**Problem requirements:** Exactly as written, retype the listing below, omitting the pictures.

+++ Information supplied

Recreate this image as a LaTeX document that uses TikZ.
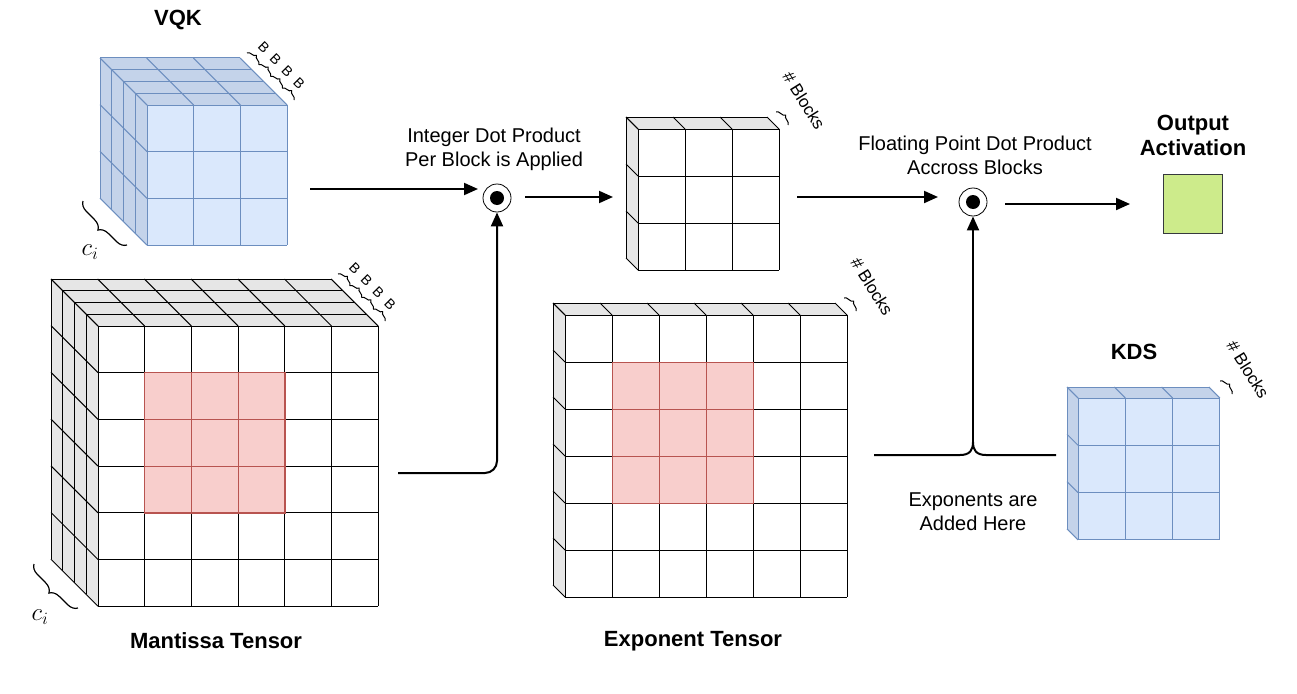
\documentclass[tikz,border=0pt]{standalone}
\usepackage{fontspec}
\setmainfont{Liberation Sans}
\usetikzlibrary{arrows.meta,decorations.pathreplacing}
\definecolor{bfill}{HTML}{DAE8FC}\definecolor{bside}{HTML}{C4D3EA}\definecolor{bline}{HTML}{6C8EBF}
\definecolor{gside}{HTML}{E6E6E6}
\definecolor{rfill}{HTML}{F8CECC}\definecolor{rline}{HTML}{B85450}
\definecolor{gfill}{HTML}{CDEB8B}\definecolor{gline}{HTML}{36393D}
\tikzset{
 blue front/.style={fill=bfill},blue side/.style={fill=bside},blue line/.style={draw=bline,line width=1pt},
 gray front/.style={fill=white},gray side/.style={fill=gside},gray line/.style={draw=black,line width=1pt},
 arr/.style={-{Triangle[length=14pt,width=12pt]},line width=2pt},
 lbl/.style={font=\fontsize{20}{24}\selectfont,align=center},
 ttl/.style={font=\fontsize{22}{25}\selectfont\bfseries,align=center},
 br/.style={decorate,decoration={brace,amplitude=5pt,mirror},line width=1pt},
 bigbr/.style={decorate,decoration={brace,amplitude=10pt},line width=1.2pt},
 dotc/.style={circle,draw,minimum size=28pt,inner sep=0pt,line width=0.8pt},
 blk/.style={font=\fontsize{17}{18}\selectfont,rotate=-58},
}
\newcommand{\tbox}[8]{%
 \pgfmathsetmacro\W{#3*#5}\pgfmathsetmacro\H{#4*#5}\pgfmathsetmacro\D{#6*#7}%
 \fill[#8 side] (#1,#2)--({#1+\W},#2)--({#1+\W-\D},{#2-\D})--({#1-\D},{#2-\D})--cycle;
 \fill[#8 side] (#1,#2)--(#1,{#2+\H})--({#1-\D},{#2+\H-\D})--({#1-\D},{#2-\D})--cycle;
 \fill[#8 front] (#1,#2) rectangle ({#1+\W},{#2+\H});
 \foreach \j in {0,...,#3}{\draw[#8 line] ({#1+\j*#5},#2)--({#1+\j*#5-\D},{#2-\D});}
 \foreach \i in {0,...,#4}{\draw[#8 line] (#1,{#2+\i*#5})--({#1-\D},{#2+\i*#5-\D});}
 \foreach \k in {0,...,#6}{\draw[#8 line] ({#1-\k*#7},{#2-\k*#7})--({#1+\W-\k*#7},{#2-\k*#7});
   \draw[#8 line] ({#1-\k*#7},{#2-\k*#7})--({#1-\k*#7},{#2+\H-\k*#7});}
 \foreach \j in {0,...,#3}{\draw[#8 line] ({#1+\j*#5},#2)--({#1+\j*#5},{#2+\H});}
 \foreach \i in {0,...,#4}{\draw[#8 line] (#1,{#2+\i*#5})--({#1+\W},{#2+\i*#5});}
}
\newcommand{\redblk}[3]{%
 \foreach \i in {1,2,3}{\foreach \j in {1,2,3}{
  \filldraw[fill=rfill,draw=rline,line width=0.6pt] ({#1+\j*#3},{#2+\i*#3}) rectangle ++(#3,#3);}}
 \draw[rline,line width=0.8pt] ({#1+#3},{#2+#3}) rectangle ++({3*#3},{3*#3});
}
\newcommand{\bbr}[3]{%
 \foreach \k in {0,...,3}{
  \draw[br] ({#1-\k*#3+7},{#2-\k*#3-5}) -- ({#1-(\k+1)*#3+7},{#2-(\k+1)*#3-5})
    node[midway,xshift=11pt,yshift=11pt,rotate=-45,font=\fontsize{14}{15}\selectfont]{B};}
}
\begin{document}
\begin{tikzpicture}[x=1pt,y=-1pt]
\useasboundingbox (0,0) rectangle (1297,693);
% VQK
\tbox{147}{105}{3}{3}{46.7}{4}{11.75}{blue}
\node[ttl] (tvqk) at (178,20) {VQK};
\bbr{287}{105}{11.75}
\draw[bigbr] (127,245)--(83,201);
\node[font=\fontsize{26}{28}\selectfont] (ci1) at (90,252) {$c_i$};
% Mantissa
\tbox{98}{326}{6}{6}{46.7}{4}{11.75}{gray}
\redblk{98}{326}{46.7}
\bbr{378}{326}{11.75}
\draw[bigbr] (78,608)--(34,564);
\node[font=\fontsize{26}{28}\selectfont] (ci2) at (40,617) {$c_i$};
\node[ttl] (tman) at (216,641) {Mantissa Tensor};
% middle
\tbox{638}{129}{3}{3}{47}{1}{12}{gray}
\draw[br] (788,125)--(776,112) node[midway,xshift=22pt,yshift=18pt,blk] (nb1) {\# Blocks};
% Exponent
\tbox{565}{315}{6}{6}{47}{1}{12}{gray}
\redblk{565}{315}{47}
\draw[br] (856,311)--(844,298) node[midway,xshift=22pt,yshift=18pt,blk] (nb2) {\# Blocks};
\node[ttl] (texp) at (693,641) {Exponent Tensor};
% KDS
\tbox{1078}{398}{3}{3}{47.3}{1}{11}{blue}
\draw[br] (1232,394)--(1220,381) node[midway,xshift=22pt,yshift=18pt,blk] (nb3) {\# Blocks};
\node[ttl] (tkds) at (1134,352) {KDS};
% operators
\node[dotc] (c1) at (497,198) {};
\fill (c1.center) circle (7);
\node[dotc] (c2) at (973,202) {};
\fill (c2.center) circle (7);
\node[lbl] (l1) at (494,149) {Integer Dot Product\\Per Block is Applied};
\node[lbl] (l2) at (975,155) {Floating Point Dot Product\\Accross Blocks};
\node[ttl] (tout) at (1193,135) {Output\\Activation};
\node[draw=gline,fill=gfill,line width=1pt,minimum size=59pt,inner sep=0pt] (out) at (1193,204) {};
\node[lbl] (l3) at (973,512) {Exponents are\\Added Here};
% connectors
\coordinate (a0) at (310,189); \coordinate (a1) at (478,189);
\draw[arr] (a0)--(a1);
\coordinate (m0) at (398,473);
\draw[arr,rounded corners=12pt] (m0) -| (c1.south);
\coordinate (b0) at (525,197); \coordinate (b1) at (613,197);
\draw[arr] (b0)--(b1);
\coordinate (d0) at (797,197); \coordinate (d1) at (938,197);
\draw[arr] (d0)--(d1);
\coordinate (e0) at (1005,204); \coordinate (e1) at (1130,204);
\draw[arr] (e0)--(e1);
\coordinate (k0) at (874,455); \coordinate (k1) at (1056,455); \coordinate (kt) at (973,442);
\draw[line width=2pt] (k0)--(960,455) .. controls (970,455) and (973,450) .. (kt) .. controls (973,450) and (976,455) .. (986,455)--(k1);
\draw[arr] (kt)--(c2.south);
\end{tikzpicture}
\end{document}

++++++

**Exercise solution:**
Recreate this image as a LaTeX document that uses TikZ.
\documentclass[tikz,border=0pt]{standalone}
\usepackage{fontspec}
\setmainfont{Liberation Sans}
\usetikzlibrary{arrows.meta,decorations.pathreplacing}
\definecolor{bfill}{HTML}{DAE8FC}\definecolor{bside}{HTML}{C4D3EA}\definecolor{bline}{HTML}{6C8EBF}
\definecolor{gside}{HTML}{E6E6E6}
\definecolor{rfill}{HTML}{F8CECC}\definecolor{rline}{HTML}{B85450}
\definecolor{gfill}{HTML}{CDEB8B}\definecolor{gline}{HTML}{36393D}
\tikzset{
 blue front/.style={fill=bfill},blue side/.style={fill=bside},blue line/.style={draw=bline,line width=1pt},
 gray front/.style={fill=white},gray side/.style={fill=gside},gray line/.style={draw=black,line width=1pt},
 arr/.style={-{Triangle[length=14pt,width=12pt]},line width=2pt},
 lbl/.style={font=\fontsize{20}{24}\selectfont,align=center},
 ttl/.style={font=\fontsize{22}{25}\selectfont\bfseries,align=center},
 br/.style={decorate,decoration={brace,amplitude=5pt,mirror},line width=1pt},
 bigbr/.style={decorate,decoration={brace,amplitude=10pt},line width=1.2pt},
 dotc/.style={circle,draw,minimum size=28pt,inner sep=0pt,line width=0.8pt},
 blk/.style={font=\fontsize{17}{18}\selectfont,rotate=-58},
}
\newcommand{\tbox}[8]{%
 \pgfmathsetmacro\W{#3*#5}\pgfmathsetmacro\H{#4*#5}\pgfmathsetmacro\D{#6*#7}%
 \fill[#8 side] (#1,#2)--({#1+\W},#2)--({#1+\W-\D},{#2-\D})--({#1-\D},{#2-\D})--cycle;
 \fill[#8 side] (#1,#2)--(#1,{#2+\H})--({#1-\D},{#2+\H-\D})--({#1-\D},{#2-\D})--cycle;
 \fill[#8 front] (#1,#2) rectangle ({#1+\W},{#2+\H});
 \foreach \j in {0,...,#3}{\draw[#8 line] ({#1+\j*#5},#2)--({#1+\j*#5-\D},{#2-\D});}
 \foreach \i in {0,...,#4}{\draw[#8 line] (#1,{#2+\i*#5})--({#1-\D},{#2+\i*#5-\D});}
 \foreach \k in {0,...,#6}{\draw[#8 line] ({#1-\k*#7},{#2-\k*#7})--({#1+\W-\k*#7},{#2-\k*#7});
   \draw[#8 line] ({#1-\k*#7},{#2-\k*#7})--({#1-\k*#7},{#2+\H-\k*#7});}
 \foreach \j in {0,...,#3}{\draw[#8 line] ({#1+\j*#5},#2)--({#1+\j*#5},{#2+\H});}
 \foreach \i in {0,...,#4}{\draw[#8 line] (#1,{#2+\i*#5})--({#1+\W},{#2+\i*#5});}
}
\newcommand{\redblk}[3]{%
 \foreach \i in {1,2,3}{\foreach \j in {1,2,3}{
  \filldraw[fill=rfill,draw=rline,line width=0.6pt] ({#1+\j*#3},{#2+\i*#3}) rectangle ++(#3,#3);}}
 \draw[rline,line width=0.8pt] ({#1+#3},{#2+#3}) rectangle ++({3*#3},{3*#3});
}
\newcommand{\bbr}[3]{%
 \foreach \k in {0,...,3}{
  \draw[br] ({#1-\k*#3+7},{#2-\k*#3-5}) -- ({#1-(\k+1)*#3+7},{#2-(\k+1)*#3-5})
    node[midway,xshift=11pt,yshift=11pt,rotate=-45,font=\fontsize{14}{15}\selectfont]{B};}
}
\begin{document}
\begin{tikzpicture}[x=1pt,y=-1pt]
\useasboundingbox (0,0) rectangle (1297,693);
% VQK
\tbox{147}{105}{3}{3}{46.7}{4}{11.75}{blue}
\node[ttl] (tvqk) at (178,20) {VQK};
\bbr{287}{105}{11.75}
\draw[bigbr] (127,245)--(83,201);
\node[font=\fontsize{26}{28}\selectfont] (ci1) at (90,252) {$c_i$};
% Mantissa
\tbox{98}{326}{6}{6}{46.7}{4}{11.75}{gray}
\redblk{98}{326}{46.7}
\bbr{378}{326}{11.75}
\draw[bigbr] (78,608)--(34,564);
\node[font=\fontsize{26}{28}\selectfont] (ci2) at (40,617) {$c_i$};
\node[ttl] (tman) at (216,641) {Mantissa Tensor};
% middle
\tbox{638}{129}{3}{3}{47}{1}{12}{gray}
\draw[br] (788,125)--(776,112) node[midway,xshift=22pt,yshift=18pt,blk] (nb1) {\# Blocks};
% Exponent
\tbox{565}{315}{6}{6}{47}{1}{12}{gray}
\redblk{565}{315}{47}
\draw[br] (856,311)--(844,298) node[midway,xshift=22pt,yshift=18pt,blk] (nb2) {\# Blocks};
\node[ttl] (texp) at (693,641) {Exponent Tensor};
% KDS
\tbox{1078}{398}{3}{3}{47.3}{1}{11}{blue}
\draw[br] (1232,394)--(1220,381) node[midway,xshift=22pt,yshift=18pt,blk] (nb3) {\# Blocks};
\node[ttl] (tkds) at (1134,352) {KDS};
% operators
\node[dotc] (c1) at (497,198) {};
\fill (c1.center) circle (7);
\node[dotc] (c2) at (973,202) {};
\fill (c2.center) circle (7);
\node[lbl] (l1) at (494,149) {Integer Dot Product\\Per Block is Applied};
\node[lbl] (l2) at (975,155) {Floating Point Dot Product\\Accross Blocks};
\node[ttl] (tout) at (1193,135) {Output\\Activation};
\node[draw=gline,fill=gfill,line width=1pt,minimum size=59pt,inner sep=0pt] (out) at (1193,204) {};
\node[lbl] (l3) at (973,512) {Exponents are\\Added Here};
% connectors
\coordinate (a0) at (310,189); \coordinate (a1) at (478,189);
\draw[arr] (a0)--(a1);
\coordinate (m0) at (398,473);
\draw[arr,rounded corners=12pt] (m0) -| (c1.south);
\coordinate (b0) at (525,197); \coordinate (b1) at (613,197);
\draw[arr] (b0)--(b1);
\coordinate (d0) at (797,197); \coordinate (d1) at (938,197);
\draw[arr] (d0)--(d1);
\coordinate (e0) at (1005,204); \coordinate (e1) at (1130,204);
\draw[arr] (e0)--(e1);
\coordinate (k0) at (874,455); \coordinate (k1) at (1056,455); \coordinate (kt) at (973,442);
\draw[line width=2pt] (k0)--(960,455) .. controls (970,455) and (973,450) .. (kt) .. controls (973,450) and (976,455) .. (986,455)--(k1);
\draw[arr] (kt)--(c2.south);
\end{tikzpicture}
\end{document}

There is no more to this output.